Residual stresses in high-speed two-dimensional ultrasonic rolling 7050 aluminum alloy with thermal-mechanical coupling

Abstract

In order to achieve the high-efficiency and high-quality anti fatigue manufacturing of 7050 aluminum alloy, high speed ultrasonic machining was introduced into two-dimensional ultrasonic rolling, the simulation and experiment of high-speed two-dimensional ultrasonic rolling (HTUR) 7050 aluminum alloy were carried out. The evolution of temperature field, stress field and strain field in HTUR process were simulated, and the evolution of the surface flow stress with thermal-mechanical coupling was analyzed. The surface residual stress and microstructure of the cross section of sample after HTUR treatment were characterized by X-ray diffraction and scanning electron microscope (SEM).
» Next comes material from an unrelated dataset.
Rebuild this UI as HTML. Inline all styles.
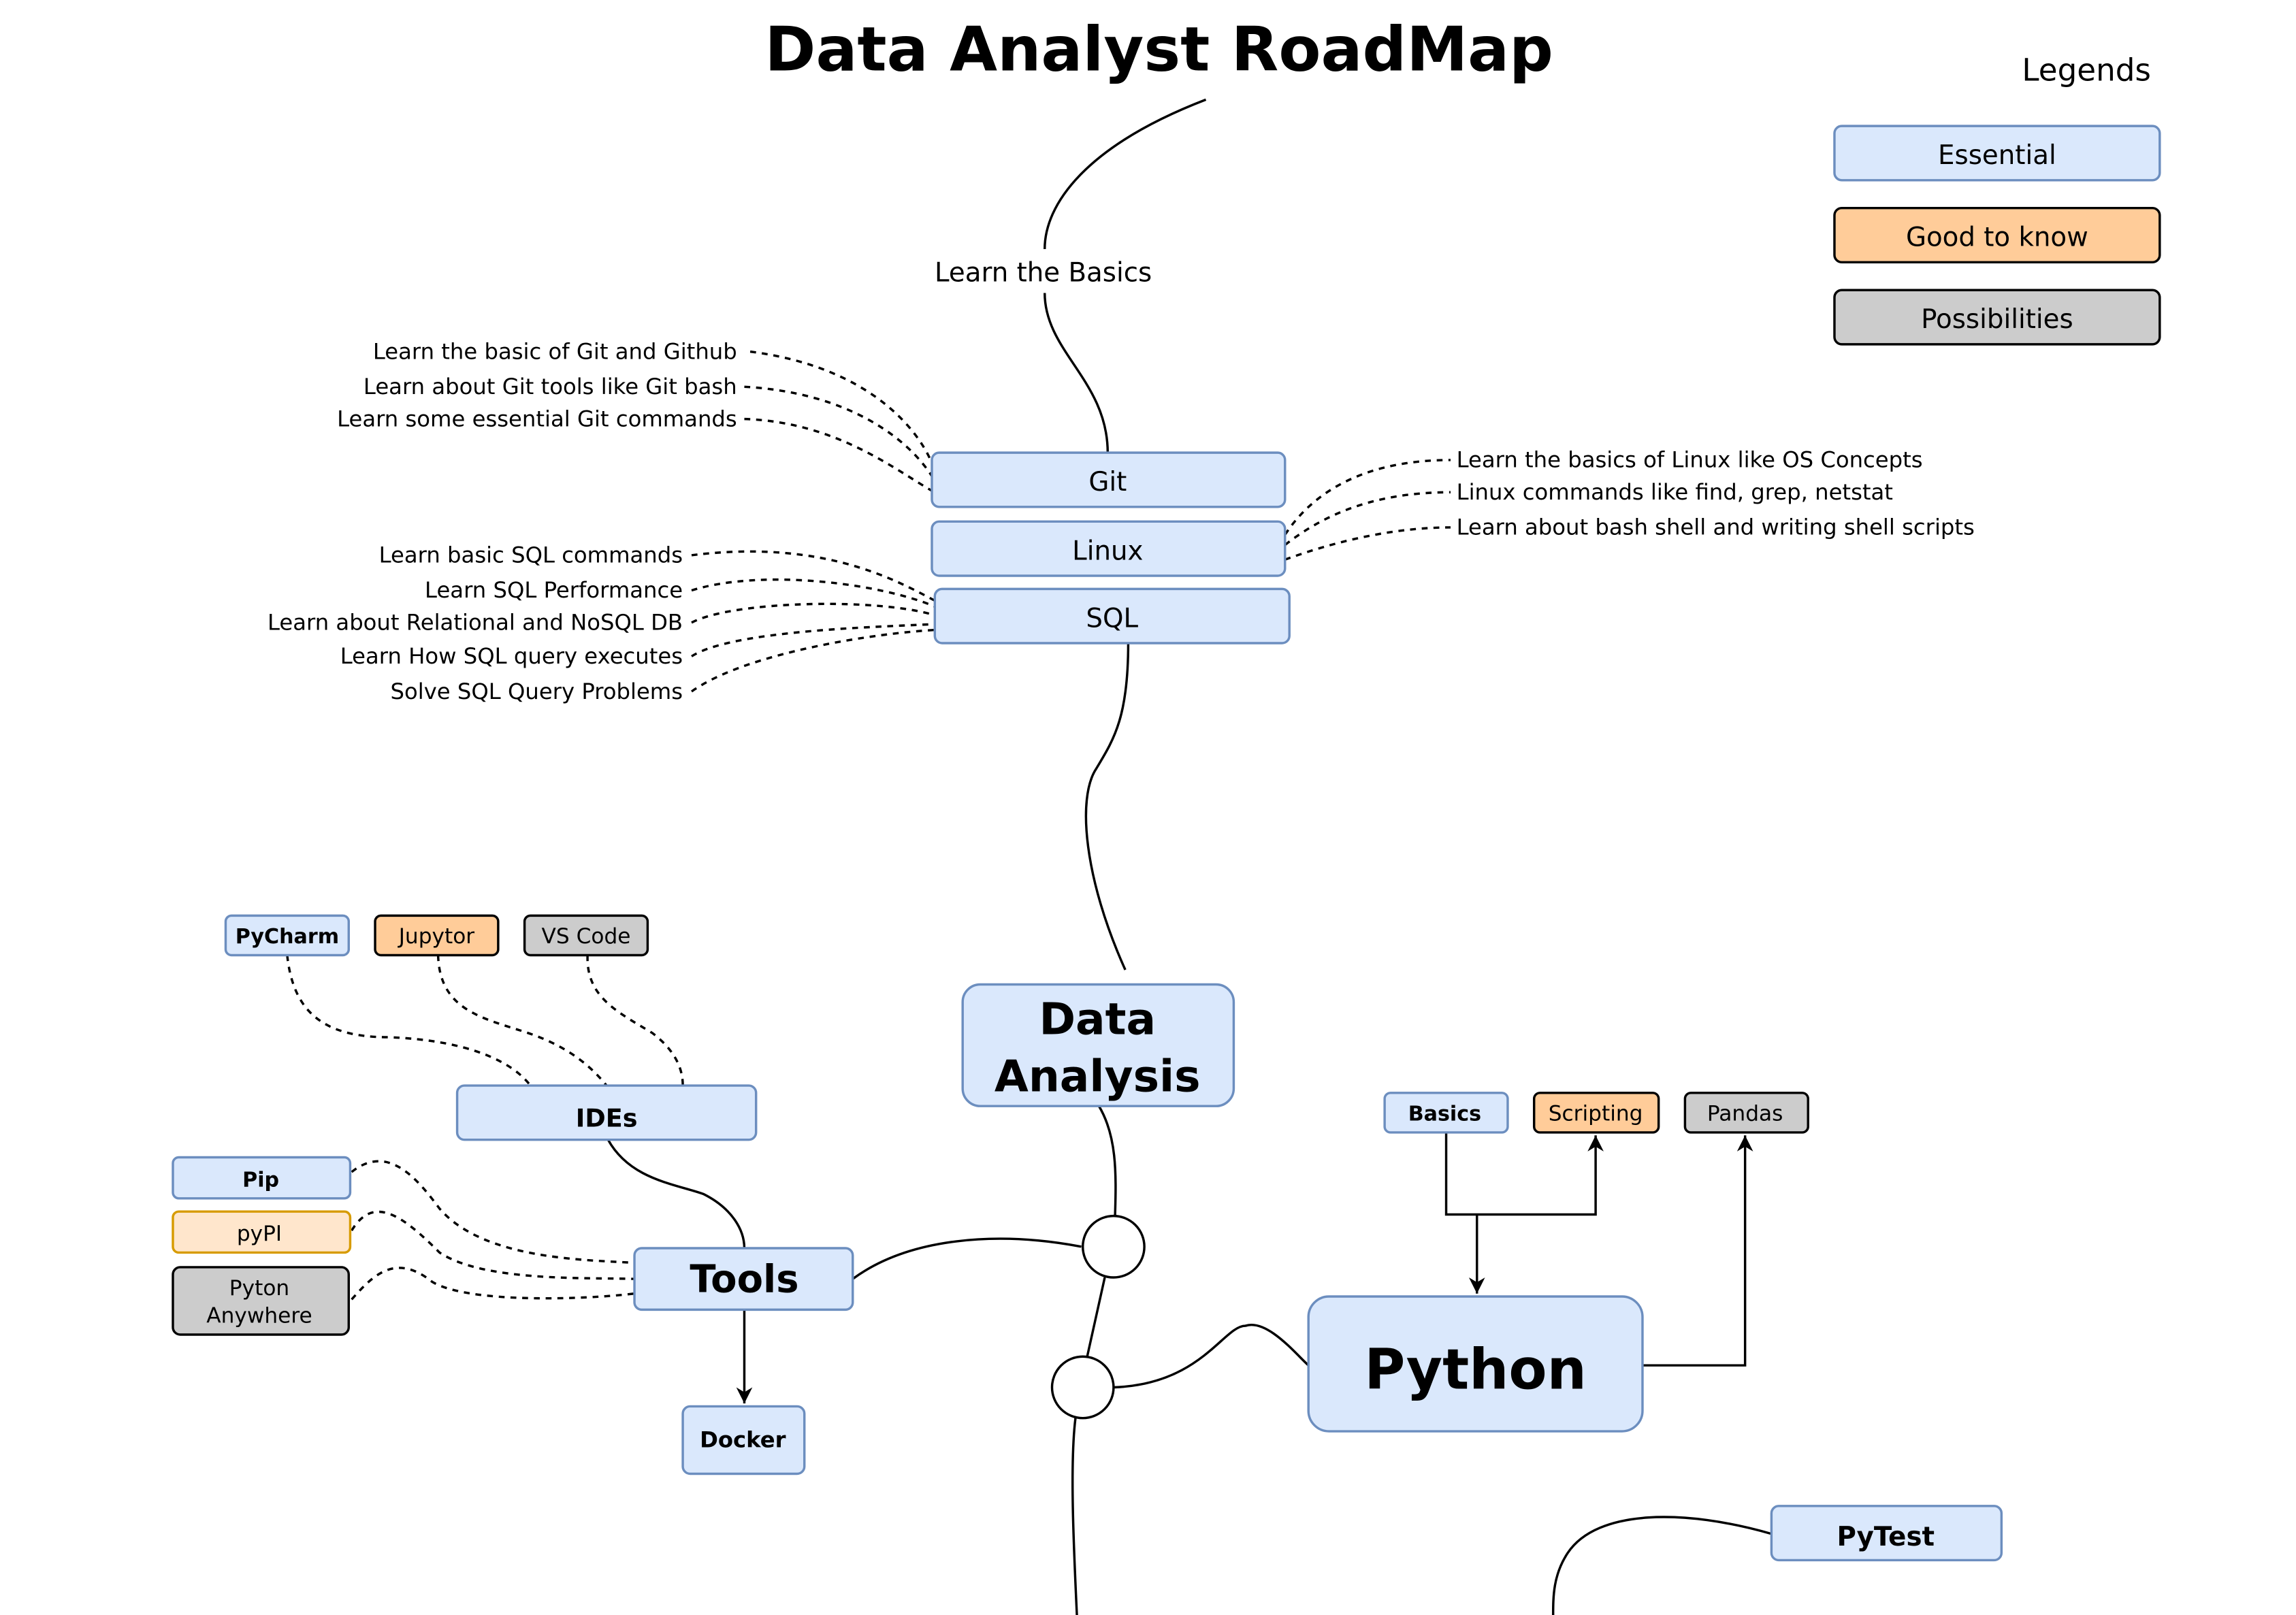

The results show that HTUR treatment can form a gradient strengthened layer and introduce beneficial residual compressive stress in the surface layer of 7050 aluminum alloy. In HTUR process, the surface temperature field, equivalent stress and equivalent strain field are non-uniformly distributed, and the changes of the temperature, equivalent stress and equivalent strain are not completely synchronous with time. The residual stress with thermal-mechanical coupling is slightly less than that of without thermal-mechanical coupling, and close to the experimental results. The temperature has a little negative effect on the residual stress. The performance of the specimen still mainly depends on the cold plastic deformation in HTUR process, so such technology can realize high-efficiency ultrasonic hardening treatment of 7050 aluminum alloy on the premise of ensuring fatigue strengthening.